Leave out the pictures, and retype only the lines from the beginning of the material through the line that contains "plt.rcParams['axes.linewidth'] = 2.0", including both.

*** Material

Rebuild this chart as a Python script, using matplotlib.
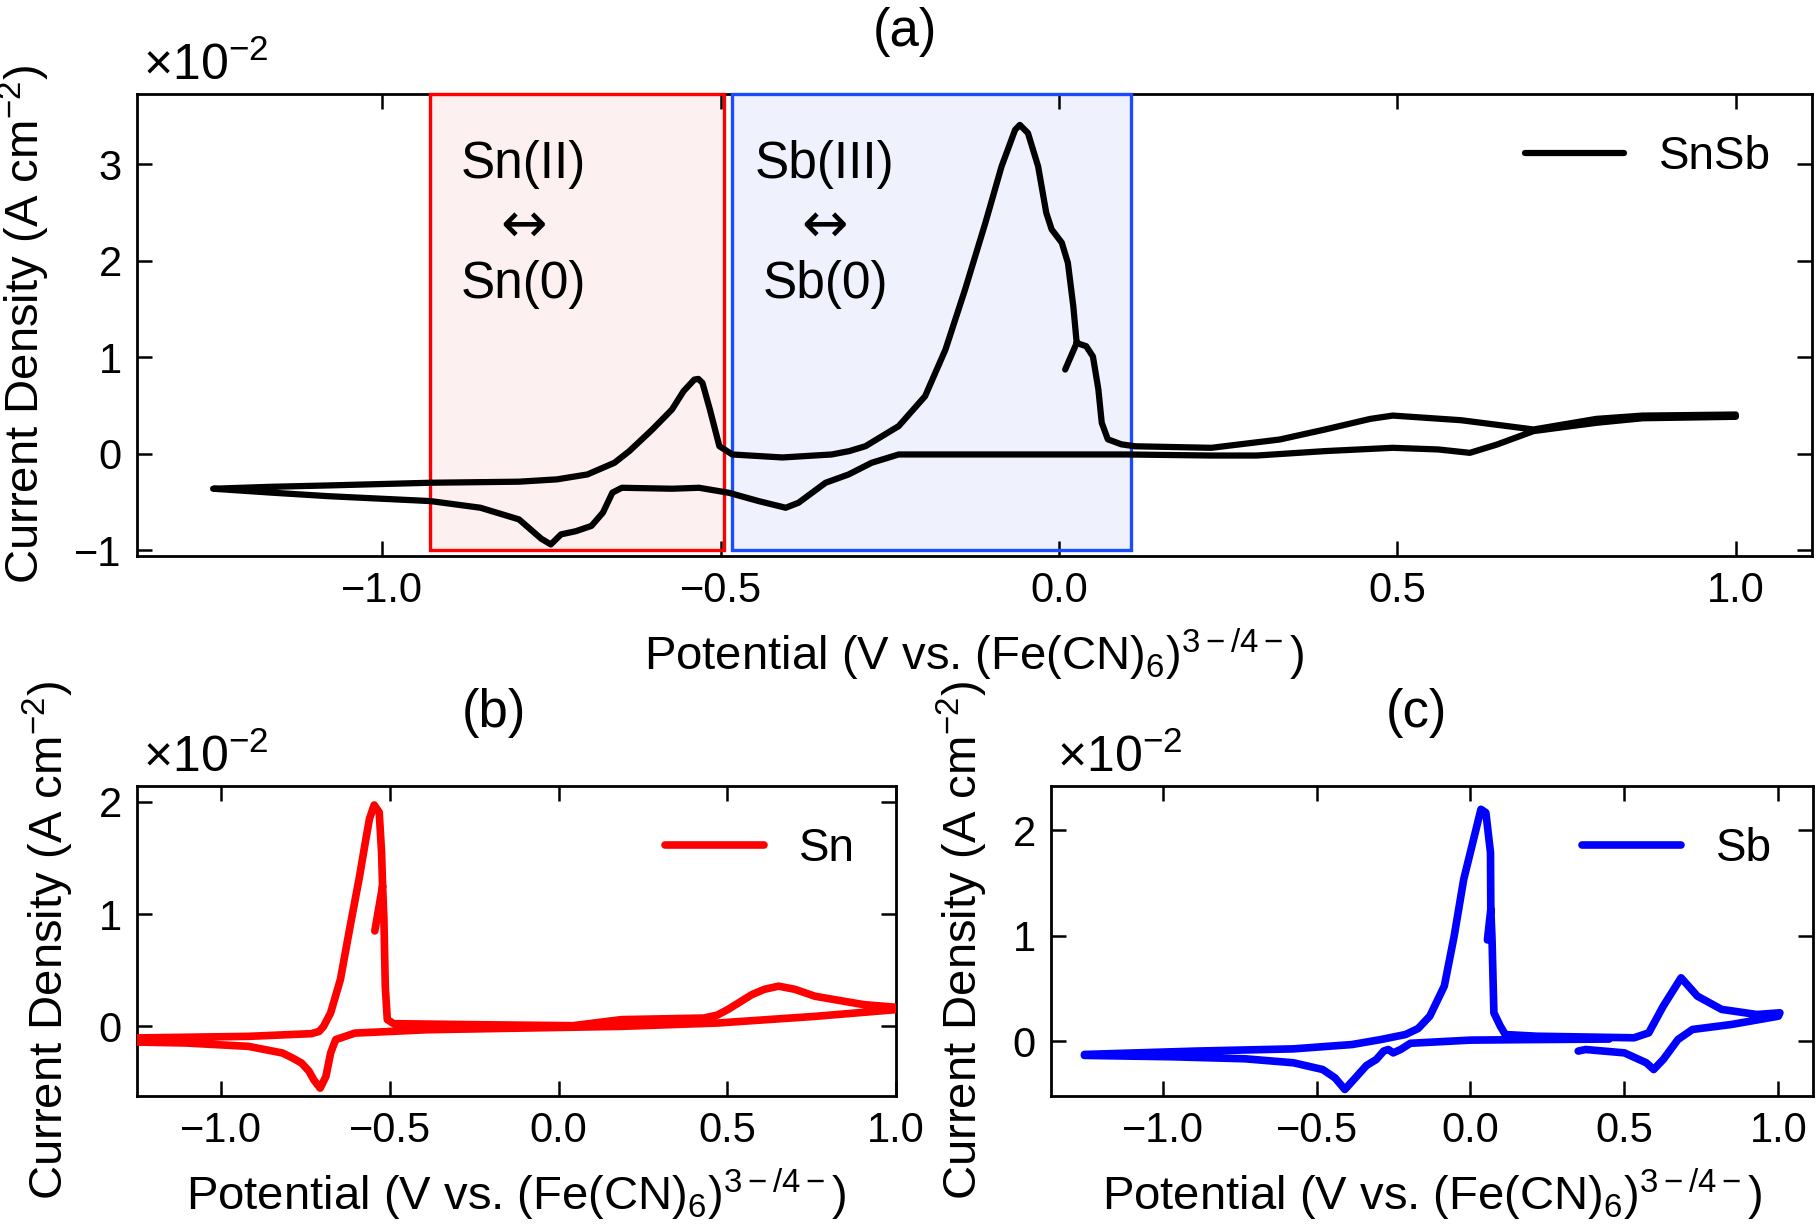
import numpy as np
import matplotlib
matplotlib.use('Agg')
import matplotlib.pyplot as plt
from matplotlib.patches import Rectangle
from matplotlib.ticker import MultipleLocator

plt.rcParams['font.family'] = ['Liberation Sans', 'DejaVu Sans']
plt.rcParams['mathtext.fontset'] = 'custom'
plt.rcParams['mathtext.rm'] = 'Liberation Sans'
plt.rcParams['mathtext.it'] = 'Liberation Sans:italic'
plt.rcParams['mathtext.bf'] = 'Liberation Sans:bold'
plt.rcParams['axes.linewidth'] = 2.0

# current density in units of 1e-2 A cm^-2, potential in V
# (a) SnSb: start tail + positive sweep, negative sweep, positive sweep back
snsb_up1_v = [0.009, 0.026, 0.040, 0.050, 0.058, 0.063, 0.072, 0.092, 0.112, 0.225, 0.326,
              0.393, 0.460, 0.493, 0.594, 0.701, 0.794, 0.862, 1.000]
snsb_up1_j = [0.875, 1.15, 1.117, 1.01, 0.67, 0.324, 0.152, 0.10, 0.08, 0.064, 0.150,
              0.254, 0.364, 0.398, 0.350, 0.254, 0.364, 0.398, 0.409]
snsb_down_v = [1.000, 0.862, 0.794, 0.701, 0.647, 0.607, 0.560, 0.493, 0.393, 0.292, 0.225,
               0.100, 0.000, -0.100, -0.188, -0.237, -0.277, -0.311, -0.345, -0.385, -0.404,
               -0.444, -0.488, -0.532, -0.572, -0.646, -0.660, -0.674, -0.691, -0.714, -0.736,
               -0.751, -0.765, -0.798, -0.855, -0.929, -1.080, -1.165, -1.250]
snsb_down_j = [0.385, 0.37, 0.323, 0.237, 0.098, 0.012, 0.047, 0.064, 0.030, -0.016, -0.016,
               -0.005, -0.005, -0.005, -0.005, -0.005, -0.091, -0.212, -0.298, -0.505, -0.557,
               -0.488, -0.402, -0.35, -0.36, -0.35, -0.40, -0.607, -0.745, -0.80, -0.833,
               -0.937, -0.879, -0.678, -0.557, -0.488, -0.437, -0.40, -0.36]
snsb_up2_v = [-1.250, -1.165, -1.080, -0.929, -0.798, -0.742, -0.697, -0.657, -0.635, -0.601,
              -0.572, -0.555, -0.539, -0.533, -0.527, -0.516, -0.502, -0.483, -0.409, -0.336,
              -0.310, -0.286, -0.237, -0.198, -0.168, -0.139, -0.109, -0.085, -0.065, -0.058,
              -0.046, -0.031, -0.019, -0.011, 0.004, 0.013, 0.021, 0.026]
snsb_up2_j = [-0.36, -0.34, -0.326, -0.298, -0.287, -0.263, -0.212, -0.091, 0.03, 0.254,
              0.461, 0.65, 0.771, 0.778, 0.737, 0.461, 0.081, -0.005, -0.036, -0.005,
              0.03, 0.081, 0.289, 0.599, 1.08, 1.703, 2.393, 2.98, 3.359, 3.41,
              3.325, 2.98, 2.50, 2.327, 2.189, 1.98, 1.53, 1.15]

# (b) Sn
sn_up1_v = [-0.545, -0.522, -0.518, -0.514, -0.508, -0.489, -0.245, 0.042, 0.186, 0.430,
            0.470, 0.501, 0.573, 0.610, 0.652, 0.700, 0.760, 0.903, 1.000]
sn_up1_j = [0.85, 1.25, 0.953, 0.358, 0.06, 0.024, 0.015, 0.006, 0.06, 0.074,
            0.10, 0.149, 0.283, 0.33, 0.358, 0.33, 0.268, 0.194, 0.17]
sn_down_v = [1.000, 0.760, 0.473, 0.186, -0.102, -0.389, -0.604, -0.661, -0.676, -0.690,
             -0.707, -0.726, -0.740, -0.762, -0.790, -0.819, -0.920, -1.106, -1.250]
sn_down_j = [0.149, 0.089, 0.03, 0.0, -0.015, -0.03, -0.06, -0.118, -0.237, -0.446,
             -0.55, -0.476, -0.40, -0.327, -0.28, -0.237, -0.178, -0.148, -0.14]
sn_up2_v = [-1.250, -0.920, -0.733, -0.710, -0.697, -0.676, -0.647, -0.618, -0.590, -0.575,
            -0.561, -0.547, -0.532, -0.525, -0.522]
sn_up2_j = [-0.103, -0.089, -0.065, -0.045, 0.0, 0.120, 0.418, 0.894, 1.34, 1.607,
            1.846, 1.971, 1.906, 1.55, 1.25]

# (c) Sb
sb_seg1_v = [0.055, 0.066, 0.070, 0.076, 0.097, 0.113, 0.215, 0.531, 0.579, 0.626,
             0.684, 0.737, 0.816, 0.930, 1.005, 1.000, 0.847, 0.721, 0.674, 0.626,
             0.595, 0.571, 0.500, 0.374, 0.350]
sb_seg1_j = [0.96, 1.25, 0.965, 0.269, 0.142, 0.063, 0.047, 0.032, 0.079, 0.332,
             0.601, 0.427, 0.301, 0.253, 0.269, 0.237, 0.158, 0.111, 0.016, -0.174,
             -0.269, -0.205, -0.111, -0.079, -0.094]
sb_down_v = [0.450, 0.200, 0.000, -0.195, -0.227, -0.251, -0.267, -0.282, -0.306, -0.338,
             -0.369, -0.408, -0.440, -0.480, -0.575, -0.733, -0.970, -1.254]
sb_down_j = [0.02, 0.015, 0.01, -0.02, -0.079, -0.111, -0.079, -0.094, -0.174, -0.231,
             -0.332, -0.458, -0.348, -0.269, -0.205, -0.167, -0.148, -0.135]
sb_up_v = [-1.254, -0.891, -0.575, -0.385, -0.290, -0.250, -0.211, -0.170, -0.132, -0.085,
           -0.053, -0.022, 0.010, 0.034, 0.050, 0.065, 0.066]
sb_up_j = [-0.126, -0.094, -0.073, -0.032, 0.016, 0.04, 0.063, 0.12, 0.238, 0.523,
           0.997, 1.535, 1.914, 2.199, 2.167, 1.788, 1.25]

# shaded redox windows (V)
sn_window = (-0.9295, -0.4954)
sb_window = (-0.483, 0.1068)

xlabel = r'Potential (V vs. (Fe(CN)$_6$)$^{3-/4-}$)'
ylabel = r'Current Density (A cm$^{-2}$)'

W, H = 1818, 1224
fig = plt.figure(figsize=(W / 100, H / 100), dpi=100)


def box(l, t, r, b):
    return [l / W, 1 - b / H, (r - l) / W, (b - t) / H]


ax_a = fig.add_axes(box(137, 94, 1812, 556))
ax_b = fig.add_axes(box(137, 786, 896, 1096))
ax_c = fig.add_axes(box(1051, 786, 1813, 1096))


def style(ax):
    ax.tick_params(direction='in', top=True, right=True, length=11, width=1.8,
                   labelsize=30, pad=11)
    ax.xaxis.set_major_locator(MultipleLocator(0.5))
    ax.yaxis.set_major_locator(MultipleLocator(1))
    ax.set_xlabel(xlabel, fontsize=34, labelpad=11)
    ax.set_ylabel(ylabel, fontsize=34, labelpad=16)
    ax.annotate(r'$\times10^{-2}$', xy=(0, 1), xycoords='axes fraction',
                xytext=(4, 3), textcoords='offset points', fontsize=36,
                ha='left', va='bottom')
    ax.legend(loc='upper right', frameon=False, fontsize=33,
              handlelength=2.15, handletextpad=0.76)


cat = np.concatenate

ax_a.plot(cat([snsb_up1_v, snsb_down_v, snsb_up2_v]),
          cat([snsb_up1_j, snsb_down_j, snsb_up2_j]),
          color='black', lw=4.5, solid_joinstyle='round', solid_capstyle='round',
          zorder=3, label='SnSb')
ax_a.set_xlim(-1.3625, 1.1125)
ax_a.set_ylim(-1.057, 3.73)

rect_bottom = -0.995
rect_top = 3.73
for (x0, x1), face, edge in [(sn_window, '#fdf0f0', '#ff0000'),
                             (sb_window, '#eff2fd', '#1a4bff')]:
    ax_a.add_patch(Rectangle((x0, rect_bottom), x1 - x0, rect_top - rect_bottom,
                             facecolor=face, edgecolor='none', zorder=0.5))
    ax_a.add_patch(Rectangle((x0, rect_bottom), x1 - x0, rect_top - rect_bottom,
                             fill=False, edgecolor=edge, lw=2.4, zorder=2.6,
                             clip_on=False))

for xc, top, bottom in [(-0.791, 'Sn(II)', 'Sn(0)'), (-0.346, 'Sb(III)', 'Sb(0)')]:
    ax_a.text(xc, 3.0, top, ha='center', va='center', fontsize=37)
    ax_a.text(xc, 2.36, '\u2194', ha='center', va='center', fontsize=40,
              family='DejaVu Sans')
    ax_a.text(xc, 1.76, bottom, ha='center', va='center', fontsize=37)

ax_b.plot(cat([sn_up1_v, sn_down_v, sn_up2_v]),
          cat([sn_up1_j, sn_down_j, sn_up2_j]),
          color='#ff0000', lw=5.5, solid_joinstyle='round', solid_capstyle='round',
          zorder=3, label='Sn')
ax_b.set_xlim(-1.25, 1.0)
ax_b.set_ylim(-0.62, 2.14)

ax_c.plot(cat([sb_seg1_v, [np.nan], sb_down_v, sb_up_v]),
          cat([sb_seg1_j, [np.nan], sb_down_j, sb_up_j]),
          color='#0000ff', lw=5.5, solid_joinstyle='round', solid_capstyle='round',
          zorder=3, label='Sb')
ax_c.set_xlim(-1.3625, 1.1125)
ax_c.set_ylim(-0.52, 2.42)

for ax in (ax_a, ax_b, ax_c):
    style(ax)

fig.text(905 / W, 1 - 32 / H, '(a)', ha='center', va='center', fontsize=38)
fig.text(494 / W, 1 - 713 / H, '(b)', ha='center', va='center', fontsize=38)
fig.text(1416 / W, 1 - 713 / H, '(c)', ha='center', va='center', fontsize=38)

fig.savefig('out.png', dpi=100)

******

■ Correct result
Rebuild this chart as a Python script, using matplotlib.
import numpy as np
import matplotlib
matplotlib.use('Agg')
import matplotlib.pyplot as plt
from matplotlib.patches import Rectangle
from matplotlib.ticker import MultipleLocator

plt.rcParams['font.family'] = ['Liberation Sans', 'DejaVu Sans']
plt.rcParams['mathtext.fontset'] = 'custom'
plt.rcParams['mathtext.rm'] = 'Liberation Sans'
plt.rcParams['mathtext.it'] = 'Liberation Sans:italic'
plt.rcParams['mathtext.bf'] = 'Liberation Sans:bold'
plt.rcParams['axes.linewidth'] = 2.0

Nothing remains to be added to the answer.